Belajar dari sejarah perpindahan pusat peradaban dunia dari daratan timur tengah (jazirah Arab) bergeser ke daratan benua Eropa, kita dapat mengambil pelajaran berharga bahwa majunya peradaban suatu negara ditentukan oleh aktivitas membaca dan menulis. Bangsa-bangsa di dunia yang saat ini menguasai dunia (pusat peradaban maju) dulunya juga berasal dari negara terbelakang. Tetapi karena kesadaran warga negaranya yang tinggi terhadap aktivitas membaca dan menulis, maka mereka akhirnya bisa bangkit dan menjadi negara yang maju, modern, dan sejahtera.

Bangsa Indonesia memiliki sejarah sebagai bangsa yang besar dengan bekas-bekas peninggalan peradaban maju, dan juga dikenal sebagai pusat pengkajian ilmu.
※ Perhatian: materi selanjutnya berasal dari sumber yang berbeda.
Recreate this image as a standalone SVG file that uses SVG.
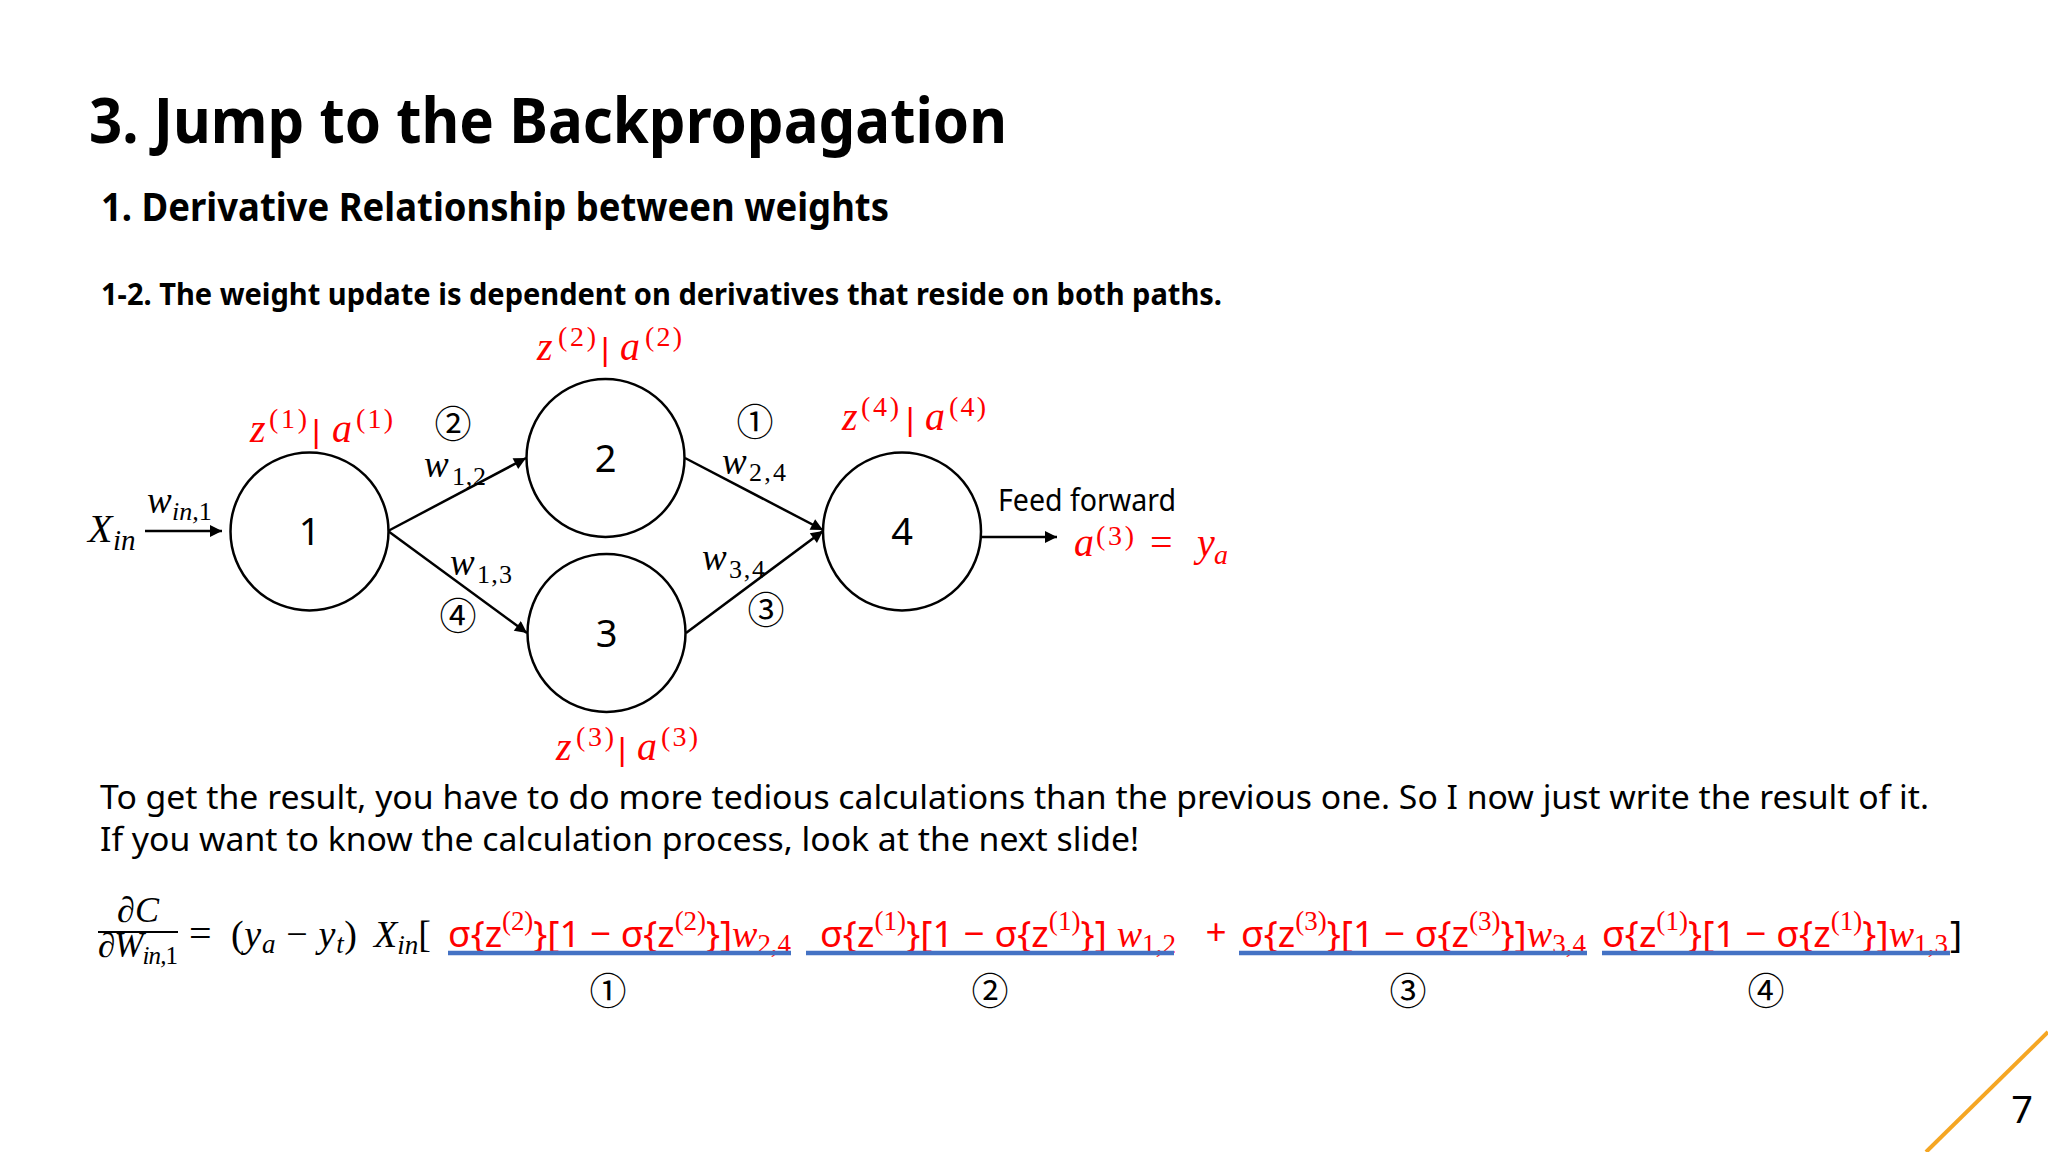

Tetapi mengapa bangsa Indonesia bisa sampai dijajah oleh bangsa lain ratusan tahun dan hingga sekarang belum juga menjadi negara yang maju dan sejahtera? Mungkin jawaban atas pertanyaan ini bisa dikaitkan dengan budaya membaca dan menulis warga negara Indonesia. Bagaimana tingkat membaca dan menulis (literasi) bangsa Indonesia dibandingkan bangsa-bangsa lain di dunia? Bagaimana budaya membaca dan menulis masyarakat Indonesia? Pasti kita semua sepakat bahwa tradisi membaca dan menulis belum menjadi budaya bangsa Indonesia, apalagi menjadi kebutuhan penting. Orang-orang Indonesia masih lebih memilih membeli makanan dan minuman (bukan makanan pokok) dibandingkan membeli buku.

Fakta bahwa orang-orang Indonesia masih lebih mementingkan urusan perut dibandingkan urusan kepala tidak perlu dibantah. Inilah kondisi nyata masyarakat bangsa kita. Mau sedih atau malu, terserah. Tetapi yang jelas, menjadi tugas kita bersama untuk mengubah kondisi menyedihkan tersebut. Kita semua harus bangkit memajukan bangsa Indonesia melalui pembudayaan membaca dan menulis. Mari memulai dari diri sendiri untuk berkontribusi positif bagi kemajuan negeri tercinta. Semangat !!!